New cellular functions for the Lowe Syndrome phosphoinositide phosphatase dOCRL in diverse Drosophila tissues. Sarah A Biber, Abdulmuhsen Ali, Avital Rodal. Biology Department, Brandeis University, Waltham, MA.

   Lowe syndrome is an X-linked disorder caused by mutations in OCRL (Oculocerebrorenal Syndrome of Lowe), a phosphatidylinositol phosphatase with previously identified roles in endocytic trafficking, phosphoinositide metabolism, cytokinesis, and cilium formation and function. However it is not understood how defects in the OCRL enzyme result in the debilitating neurological, kidney and eye symptoms that are prevalent in Lowe syndrome. We have taken advantage of the high conservation of OCRL between humans and insects to model Lowe syndrome in Drosophila melanogaster. Here we have generated a Drosophila OCRL (dOCRL) null mutant with numerous deficiencies at both the cellular and tissue levels.
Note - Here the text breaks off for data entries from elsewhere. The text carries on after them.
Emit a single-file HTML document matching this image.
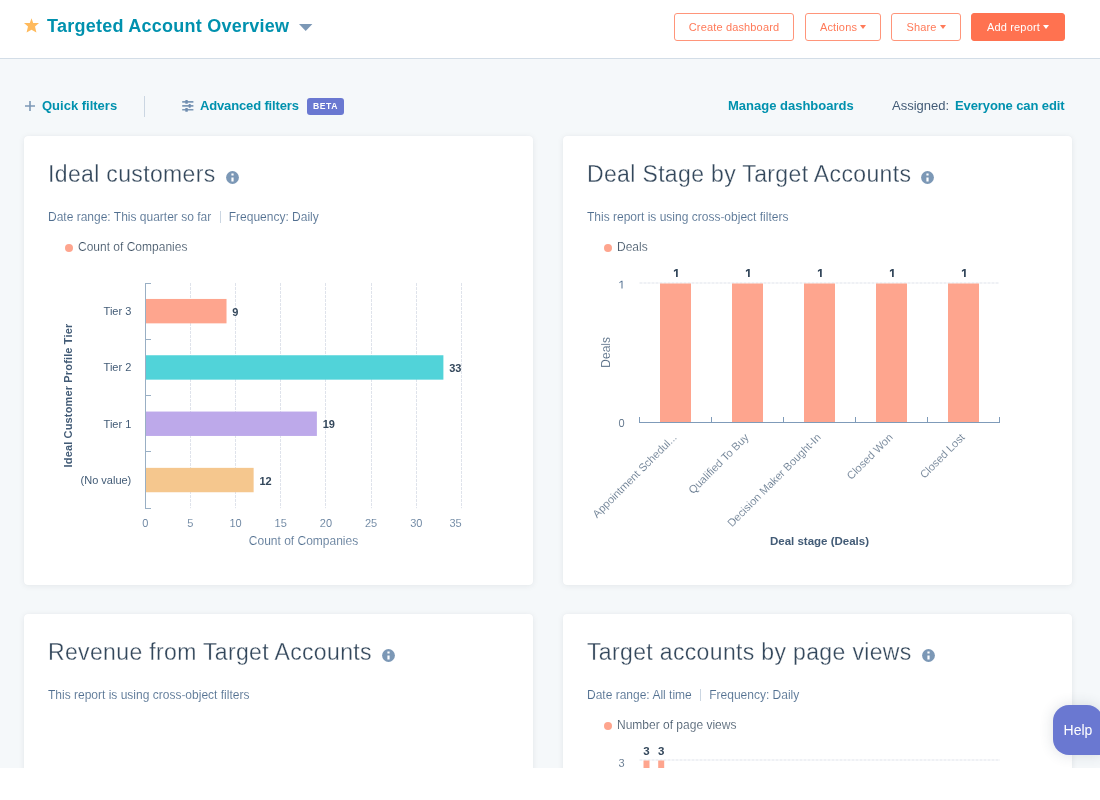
<!DOCTYPE html>
<html><head><meta charset="utf-8">
<style>
*{box-sizing:border-box}
html,body{margin:0;padding:0;width:1100px;height:800px;background:#fff;overflow:hidden;font-family:"Liberation Sans",sans-serif}
#page{will-change:transform;position:absolute;left:0;top:0;width:1100px;height:768px;background:#f5f8fa}
#hdr{position:absolute;left:0;top:0;width:1100px;height:59px;background:#fff;border-bottom:1px solid #d3dde7}
.abs{position:absolute;white-space:nowrap}
.title{left:47px;top:15px;font-size:18px;font-weight:700;color:#0091ae;letter-spacing:0.25px;line-height:22px}
.btn{position:absolute;top:13px;height:28px;border:1px solid #ff957a;border-radius:3px;color:#ff7a59;font-size:11px;line-height:26px;text-align:center;background:#fff;letter-spacing:0.15px}
.btn.fill{background:#ff7250;color:#fff;border-color:#ff7250}
.caret{display:inline-block;width:0;height:0;border-left:3.5px solid transparent;border-right:3.5px solid transparent;border-top:4px solid currentColor;vertical-align:middle;margin-left:3px;margin-top:-2px}
.flt{font-size:13px;font-weight:700;color:#0091ae;line-height:16px}
.card{position:absolute;background:#fff;border-radius:4px;box-shadow:0 1px 6px rgba(30,40,50,0.075),0 0 1px rgba(30,40,50,0.06)}
.ct{position:absolute;left:24px;top:23px;font-size:23px;letter-spacing:0.35px;color:#33475b;-webkit-text-stroke:0.3px #fff;line-height:30px;white-space:nowrap}
.info{display:inline-block;width:13px;height:13px;vertical-align:-2px;margin-left:10px}
.sub{position:absolute;left:24px;top:73px;font-size:12px;color:#516f90;-webkit-text-stroke:0.1px #fff;line-height:16px;white-space:nowrap}
.sep{display:inline-block;width:1px;height:12px;background:#cbd6e2;margin:0 8px 0 8.5px;vertical-align:-2px}
.leg{position:absolute;left:41px;top:103px;font-size:12px;color:#33475b;-webkit-text-stroke:0.2px #fff;line-height:16px;white-space:nowrap}
.dot{display:inline-block;width:8px;height:8px;border-radius:50%;background:#fea58e;margin-right:5px;vertical-align:-1px}
svg text{font-family:"Liberation Sans",sans-serif}
#help{position:absolute;left:1053px;top:705px;width:50px;height:50px;background:#6a78d1;border-radius:16px 16px 0 16px;color:#fff;font-size:14px;line-height:50px;text-align:center;box-shadow:0 0 14px rgba(45,62,80,0.16)}
</style></head>
<body>
<div id="page">
  <div id="hdr">
    <svg class="abs" style="left:24px;top:18px" width="16" height="15" viewBox="0 0 16 15"><path d="M7.5 0.3 L9.2 5.1 L15 5.1 L11 8.6 L12.4 14.6 L7.5 11.8 L2.6 14.6 L4 8.6 L0 5.1 L5.8 5.1 Z" fill="#ffba5c"/></svg>
    <div class="abs title">Targeted Account Overview</div>
    <svg class="abs" style="left:299px;top:24px" width="14" height="8" viewBox="0 0 14 8"><path d="M0 0 L13.4 0 L6.7 7 Z" fill="#7c98b6"/></svg>
    <div class="btn" style="left:674px;width:120px">Create dashboard</div>
    <div class="btn" style="left:805px;width:76px">Actions<span class="caret"></span></div>
    <div class="btn" style="left:891px;width:70px">Share<span class="caret"></span></div>
    <div class="btn fill" style="left:971px;width:94px">Add report<span class="caret"></span></div>
  </div>

  <!-- filter bar -->
  <svg class="abs" style="left:25px;top:101px" width="10" height="10" viewBox="0 0 10 10"><path d="M5 0V10M0 5H10" stroke="#7c98b6" stroke-width="1.6"/></svg>
  <div class="abs flt" style="left:42px;top:98px">Quick filters</div>
  <div class="abs" style="left:144px;top:96px;width:1px;height:21px;background:#cbd6e2"></div>
  <svg class="abs" style="left:182px;top:100px" width="12" height="12" viewBox="0 0 12 12">
    <g stroke="#7c98b6" stroke-width="1.6"><path d="M0.2 1.9H11.4M0.2 5.9H11.4M0.2 9.8H11.4"/></g>
    <g fill="#6f8db0"><rect x="3.3" y="0.1" width="2.5" height="3.7" rx="0.6"/><rect x="6.6" y="4.1" width="2.2" height="3.6" rx="0.6"/><rect x="3.3" y="8" width="2.5" height="3.8" rx="0.6"/></g>
  </svg>
  <div class="abs flt" style="left:200px;top:98px;letter-spacing:-0.15px">Advanced filters</div>
  <div class="abs" style="left:307px;top:98px;width:37px;height:17px;background:#6a78d1;border-radius:3px;color:#fff;font-size:8.6px;font-weight:700;line-height:17px;text-align:center;letter-spacing:0.5px">BETA</div>
  <div class="abs flt" style="left:728px;top:98px">Manage dashboards</div>
  <div class="abs" style="left:892px;top:98px;font-size:13px;color:#425b76;line-height:16px">Assigned:</div>
  <div class="abs flt" style="left:955px;top:98px;letter-spacing:-0.1px">Everyone can edit</div>

  <!-- card 1 -->
  <div class="card" style="left:24px;top:136px;width:509px;height:449px">
    <div class="ct">Ideal customers<svg class="info" viewBox="0 0 13 13"><circle cx="6.5" cy="6.5" r="6.4" fill="#7c98b6"/><rect x="5.4" y="2.5" width="2.2" height="2" fill="#fff"/><rect x="5.4" y="6.5" width="2.2" height="4" fill="#fff"/></svg></div>
    <div class="sub">Date range: This quarter so far<span class="sep"></span>Frequency: Daily</div>
    <div class="leg"><span class="dot"></span>Count of Companies</div>
  </div>

  <!-- card 2 -->
  <div class="card" style="left:563px;top:136px;width:509px;height:449px">
    <div class="ct">Deal Stage by Target Accounts<svg class="info" viewBox="0 0 13 13"><circle cx="6.5" cy="6.5" r="6.4" fill="#7c98b6"/><rect x="5.4" y="2.5" width="2.2" height="2" fill="#fff"/><rect x="5.4" y="6.5" width="2.2" height="4" fill="#fff"/></svg></div>
    <div class="sub">This report is using cross-object filters</div>
    <div class="leg"><span class="dot"></span>Deals</div>
  </div>

  <!-- card 3 -->
  <div class="card" style="left:24px;top:614px;width:509px;height:200px">
    <div class="ct">Revenue from Target Accounts<svg class="info" viewBox="0 0 13 13"><circle cx="6.5" cy="6.5" r="6.4" fill="#7c98b6"/><rect x="5.4" y="2.5" width="2.2" height="2" fill="#fff"/><rect x="5.4" y="6.5" width="2.2" height="4" fill="#fff"/></svg></div>
    <div class="sub">This report is using cross-object filters</div>
  </div>

  <!-- card 4 -->
  <div class="card" style="left:563px;top:614px;width:509px;height:200px">
    <div class="ct">Target accounts by page views<svg class="info" viewBox="0 0 13 13"><circle cx="6.5" cy="6.5" r="6.4" fill="#7c98b6"/><rect x="5.4" y="2.5" width="2.2" height="2" fill="#fff"/><rect x="5.4" y="6.5" width="2.2" height="4" fill="#fff"/></svg></div>
    <div class="sub">Date range: All time<span class="sep"></span>Frequency: Daily</div>
    <div class="leg"><span class="dot"></span>Number of page views</div>
  </div>

  <!-- CHARTS -->
<svg class="abs" style="left:0;top:0" width="1100" height="768" viewBox="0 0 1100 768"><style>.t{stroke:#fff;stroke-width:0.15px}</style>
<line x1="190.5" y1="283" x2="190.5" y2="508.2" stroke="#dfe3eb" stroke-width="1" stroke-dasharray="3,1"/>
<line x1="235.5" y1="283" x2="235.5" y2="508.2" stroke="#dfe3eb" stroke-width="1" stroke-dasharray="3,1"/>
<line x1="280.5" y1="283" x2="280.5" y2="508.2" stroke="#dfe3eb" stroke-width="1" stroke-dasharray="3,1"/>
<line x1="325.5" y1="283" x2="325.5" y2="508.2" stroke="#dfe3eb" stroke-width="1" stroke-dasharray="3,1"/>
<line x1="371.5" y1="283" x2="371.5" y2="508.2" stroke="#dfe3eb" stroke-width="1" stroke-dasharray="3,1"/>
<line x1="416.5" y1="283" x2="416.5" y2="508.2" stroke="#dfe3eb" stroke-width="1" stroke-dasharray="3,1"/>
<line x1="461.5" y1="283" x2="461.5" y2="508.2" stroke="#dfe3eb" stroke-width="1" stroke-dasharray="3,1"/>
<rect x="145.2" y="298.95" width="81.32" height="24.4" fill="#fea58e"/>
<text x="232.3" y="315.8" font-size="11" font-weight="700" fill="#33475b">9</text>
<text x="131.3" y="315.1" font-size="11" fill="#425b76" text-anchor="end">Tier 3</text>
<rect x="145.2" y="355.25" width="298.19" height="24.4" fill="#51d3d9"/>
<text x="449.2" y="372.1" font-size="11" font-weight="700" fill="#33475b">33</text>
<text x="131.3" y="371.4" font-size="11" fill="#425b76" text-anchor="end">Tier 2</text>
<rect x="145.2" y="411.55" width="171.68" height="24.4" fill="#bda9ea"/>
<text x="322.7" y="428.4" font-size="11" font-weight="700" fill="#33475b">19</text>
<text x="131.3" y="427.8" font-size="11" fill="#425b76" text-anchor="end">Tier 1</text>
<rect x="145.2" y="467.85" width="108.43" height="24.4" fill="#f5c78e"/>
<text x="259.4" y="484.6" font-size="11" font-weight="700" fill="#33475b">12</text>
<text x="131.3" y="484.0" font-size="11" fill="#425b76" text-anchor="end">(No value)</text>
<line x1="145.5" y1="283" x2="145.5" y2="508.2" stroke="#99afc4" stroke-width="1"/>
<line x1="145" y1="283.5" x2="151" y2="283.5" stroke="#99afc4" stroke-width="1"/>
<line x1="145" y1="339.5" x2="151" y2="339.5" stroke="#99afc4" stroke-width="1"/>
<line x1="145" y1="395.5" x2="151" y2="395.5" stroke="#99afc4" stroke-width="1"/>
<line x1="145" y1="451.5" x2="151" y2="451.5" stroke="#99afc4" stroke-width="1"/>
<line x1="145" y1="508.5" x2="151" y2="508.5" stroke="#99afc4" stroke-width="1"/>
<text class="t" x="145.2" y="526.5" font-size="11" fill="#516f90" text-anchor="middle">0</text>
<text class="t" x="190.4" y="526.5" font-size="11" fill="#516f90" text-anchor="middle">5</text>
<text class="t" x="235.6" y="526.5" font-size="11" fill="#516f90" text-anchor="middle">10</text>
<text class="t" x="280.7" y="526.5" font-size="11" fill="#516f90" text-anchor="middle">15</text>
<text class="t" x="325.9" y="526.5" font-size="11" fill="#516f90" text-anchor="middle">20</text>
<text class="t" x="371.1" y="526.5" font-size="11" fill="#516f90" text-anchor="middle">25</text>
<text class="t" x="416.3" y="526.5" font-size="11" fill="#516f90" text-anchor="middle">30</text>
<text class="t" x="455.5" y="526.5" font-size="11" fill="#516f90" text-anchor="middle">35</text>
<text class="t" x="303.5" y="544.5" font-size="12" fill="#516f90" text-anchor="middle">Count of Companies</text>
<text transform="translate(72,395.5) rotate(-90)" font-size="11" font-weight="700" fill="#425b76" text-anchor="middle" letter-spacing="0.15">Ideal Customer Profile Tier</text>
<line x1="639.5" y1="283" x2="999.5" y2="283" stroke="#dfe3eb" stroke-width="1" stroke-dasharray="3,1"/>
<rect x="660.00" y="283.5" width="31" height="139.0" fill="#fea58e"/>
<path d="M676.00 269.10H677.75V276.90H676.00V270.85L673.90 271.98L673.90 270.23Z" fill="#33475b"/>
<text class="t" transform="translate(677.5,438) rotate(-45)" font-size="11" fill="#5a6f86" text-anchor="end">Appointment Schedul...</text>
<rect x="732.00" y="283.5" width="31" height="139.0" fill="#fea58e"/>
<path d="M748.00 269.10H749.75V276.90H748.00V270.85L745.90 271.98L745.90 270.23Z" fill="#33475b"/>
<text class="t" transform="translate(749.5,438) rotate(-45)" font-size="11" fill="#5a6f86" text-anchor="end">Qualified To Buy</text>
<rect x="804.00" y="283.5" width="31" height="139.0" fill="#fea58e"/>
<path d="M820.00 269.10H821.75V276.90H820.00V270.85L817.90 271.98L817.90 270.23Z" fill="#33475b"/>
<text class="t" transform="translate(821.5,438) rotate(-45)" font-size="11" fill="#5a6f86" text-anchor="end">Decision Maker Bought-In</text>
<rect x="876.00" y="283.5" width="31" height="139.0" fill="#fea58e"/>
<path d="M892.00 269.10H893.75V276.90H892.00V270.85L889.90 271.98L889.90 270.23Z" fill="#33475b"/>
<text class="t" transform="translate(893.5,438) rotate(-45)" font-size="11" fill="#5a6f86" text-anchor="end">Closed Won</text>
<rect x="948.00" y="283.5" width="31" height="139.0" fill="#fea58e"/>
<path d="M964.00 269.10H965.75V276.90H964.00V270.85L961.90 271.98L961.90 270.23Z" fill="#33475b"/>
<text class="t" transform="translate(965.5,438) rotate(-45)" font-size="11" fill="#5a6f86" text-anchor="end">Closed Lost</text>
<line x1="639.0" y1="422.5" x2="1000.0" y2="422.5" stroke="#7f9bb9" stroke-width="1"/>
<line x1="639.5" y1="417.0" x2="639.5" y2="422.5" stroke="#7f9bb9" stroke-width="1"/>
<line x1="711.5" y1="417.0" x2="711.5" y2="422.5" stroke="#7f9bb9" stroke-width="1"/>
<line x1="783.5" y1="417.0" x2="783.5" y2="422.5" stroke="#7f9bb9" stroke-width="1"/>
<line x1="855.5" y1="417.0" x2="855.5" y2="422.5" stroke="#7f9bb9" stroke-width="1"/>
<line x1="927.5" y1="417.0" x2="927.5" y2="422.5" stroke="#7f9bb9" stroke-width="1"/>
<line x1="999.5" y1="417.0" x2="999.5" y2="422.5" stroke="#7f9bb9" stroke-width="1"/>
<path d="M621.50 280.80H622.50V288.50H621.50V281.80L619.40 283.30L619.40 282.30Z" fill="#516f90"/>
<text class="t" x="621.5" y="427" font-size="11" fill="#425b76" text-anchor="middle">0</text>
<text class="t" transform="translate(610.3,352.3) rotate(-90)" font-size="12" fill="#425b76" text-anchor="middle">Deals</text>
<text x="819.5" y="544.5" font-size="11.5" font-weight="700" fill="#425b76" text-anchor="middle">Deal stage (Deals)</text>
<line x1="639.5" y1="760" x2="1000" y2="760" stroke="#dfe3eb" stroke-width="1" stroke-dasharray="3,1"/>
<rect x="643.5" y="760.5" width="6" height="10" fill="#fea58e"/>
<rect x="658.2" y="760.5" width="6" height="10" fill="#fea58e"/>
<text x="646.5" y="755" font-size="11.5" font-weight="700" fill="#33475b" text-anchor="middle">3</text>
<text x="661.3" y="755" font-size="11.5" font-weight="700" fill="#33475b" text-anchor="middle">3</text>
<text class="t" x="621.5" y="766.5" font-size="11" fill="#425b76" text-anchor="middle">3</text>
</svg>
<!-- /CHARTS -->
</div>
<div style="position:absolute;left:0;top:768px;width:1100px;height:32px;background:#fff"></div>
<div id="help">Help</div>
</body></html>
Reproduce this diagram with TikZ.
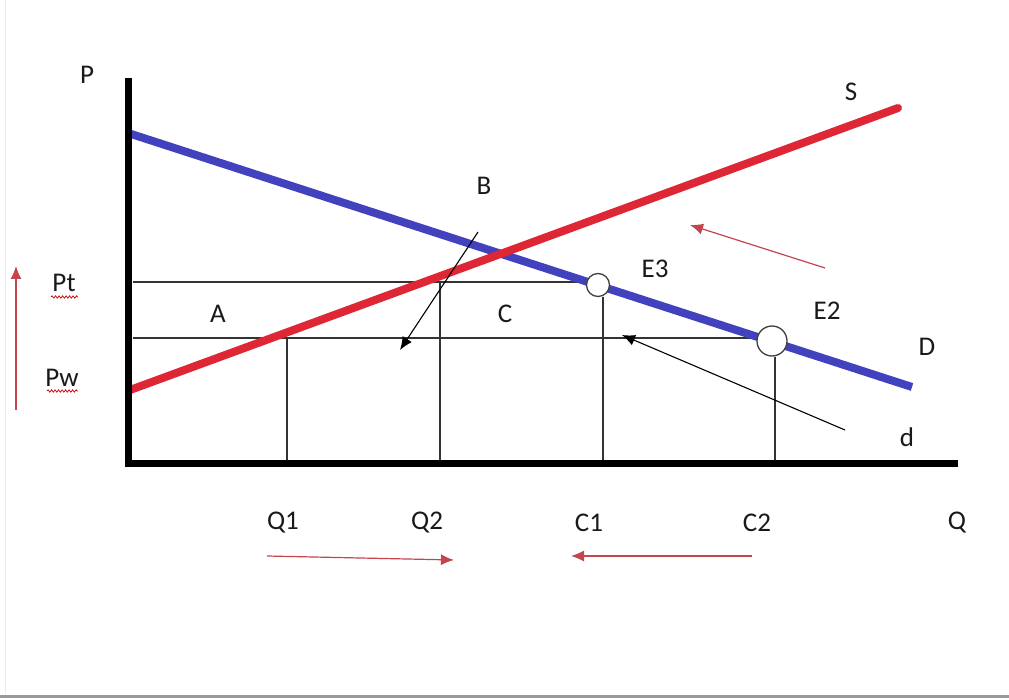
\documentclass[tikz,border=0pt]{standalone}
\usepackage{fontspec}
\setmainfont{Carlito}
\usetikzlibrary{arrows.meta,decorations.pathmorphing}
\definecolor{dblue}{RGB}{66,66,190}
\definecolor{sred}{RGB}{222,38,52}
\definecolor{ared}{RGB}{196,70,76}
\tikzset{
  lbl/.style={font=\fontsize{27}{30}\selectfont, text=black!90, inner sep=0pt},
  axis/.style={line width=7pt, black},
  guide/.style={line width=1.2pt, black!80},
  pointer/.style={line width=1.1pt, black, -{Latex[length=13pt,width=11pt]}},
  move/.style={line width=1.2pt, ared, -{Latex[length=13pt,width=11pt]}},
  eq/.style={circle, draw=black!75, line width=1.3pt, fill=white, inner sep=0pt},
  squig/.style={red!80!black, line width=0.7pt, decorate, decoration={snake, amplitude=1.2pt, segment length=3.5pt}}
}
\begin{document}
\begin{tikzpicture}[x=1pt,y=-1pt]
\useasboundingbox (0,0) rectangle (1009,700);
\fill[white] (0,0) rectangle (1009,700);
\draw[black!40, line width=3pt] (0,696) -- (1009,696);
\draw[black!8, line width=1pt] (5,0) -- (5,694);

% coordinates
\coordinate (yTop) at (128,78);
\coordinate (orig) at (128,463);
\coordinate (xEnd) at (958,463);
\coordinate (dStart) at (128,133);
\coordinate (dEnd) at (912,387);
\coordinate (sStart) at (130,390);
\coordinate (sEnd) at (898,108);
\coordinate (ptL) at (133,282);
\coordinate (pwL) at (133,338);
\coordinate (q1top) at (287,338);
\coordinate (q1bot) at (287,463);
\coordinate (q2top) at (440,282);
\coordinate (q2bot) at (440,463);
\coordinate (c1bot) at (603,463);
\coordinate (c2bot) at (775,463);

% guides
\draw[guide] (ptL) -- (598,282);
\draw[guide] (pwL) -- (760,338);
\draw[guide] (q1top) -- (q1bot);
\draw[guide] (q2top) -- (q2bot);

% curves
\draw[dblue, line width=8pt] (dStart) -- (dEnd);
\draw[sred, line width=8pt, line cap=round] (sStart) -- (sEnd);

% equilibrium circles
\node[eq, minimum size=23pt] (E3c) at (598,285) {};
\node[eq, minimum size=30pt] (E2c) at (772,341) {};
\draw[guide] (E3c.south) ++(5,0) coordinate (c1top) -- (c1bot);
\draw[guide] (E2c.south) ++(3,0) coordinate (c2top) -- (c2bot);

% axes
\draw[axis] (yTop) -- (128,466);
\draw[axis] (125,463) -- (xEnd);

% black pointers
\coordinate (bStart) at (478,232);
\coordinate (bEnd) at (400,350);
\draw[pointer] (bStart) -- (bEnd);
\coordinate (dPtrStart) at (845,430);
\coordinate (dPtrEnd) at (622,335);
\draw[pointer] (dPtrStart) -- (dPtrEnd);

% red movement arrows
\coordinate (rs1) at (825,268); \coordinate (re1) at (690,225);
\draw[move] (rs1) -- (re1);
\coordinate (rs2) at (267,556); \coordinate (re2) at (454,560);
\draw[move] (rs2) -- (re2);
\coordinate (rs3) at (752,556); \coordinate (re3) at (571,556);
\draw[move] (rs3) -- (re3);
\coordinate (rs4) at (16,410); \coordinate (re4) at (16,266);
\draw[move] (rs4) -- (re4);

% labels
\node[lbl] (P) at (87,75) {P};
\node[lbl] (S) at (851,92) {S};
\node[lbl] (B) at (484,186) {B};
\node[lbl] (E3) at (655,269) {E3};
\node[lbl] (E2) at (827,311) {E2};
\node[lbl] (D) at (927,347) {D};
\node[lbl] (d) at (907,437) {d};
\node[lbl] (A) at (218,314) {A};
\node[lbl] (C) at (505,314) {C};
\node[lbl] (Pt) at (64,283) {Pt};
\node[lbl] (Pw) at (62,378) {Pw};
\draw[squig] (51,297) -- (78,297);
\draw[squig] (47,391) -- (78,391);
\node[lbl] (Q1) at (283,523) {Q1};
\node[lbl] (Q2) at (427,523) {Q2};
\node[lbl] (C1) at (589,523) {C1};
\node[lbl] (C2) at (757,523) {C2};
\node[lbl] (Q) at (957,523) {Q};
\end{tikzpicture}
\end{document}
Loss of dOCRL causes lethality in larval stages. Third instar larvae lacking dOCRL present with large melanotic masses and neuromuscular junction defects. Consistent with mammalian studies, our data indicates that dOCRL localizes to early endosomes and partially co-localizes with the PH domain-containing protein dSes/CG12393. In addition, we have uncovered a potential new role for dOCRL in nuclei. dOCRL localizes to S2 cell nuclei as well as to larval brain, salivary gland and garland cell nuclei. PI(4,5)P2, a preferred substrate of dOCRL, is known to localize to nuclei and to participate in chromatin remodeling and regulation of specific transcripts. dOCRL shuttles between the cytoplasm and the nucleus, and its nuclear localization appears to be negatively regulated by dSes and positively regulated by a non-canonical NLS sequence. Our findings suggest that dOCRL may perform multiple cellular functions in both the cytoplasm and nucleus. Drosophila is proving to be a useful model for gaining new insights into the complex mechanisms underlying the pathology of Lowe syndrome in diverse tissues.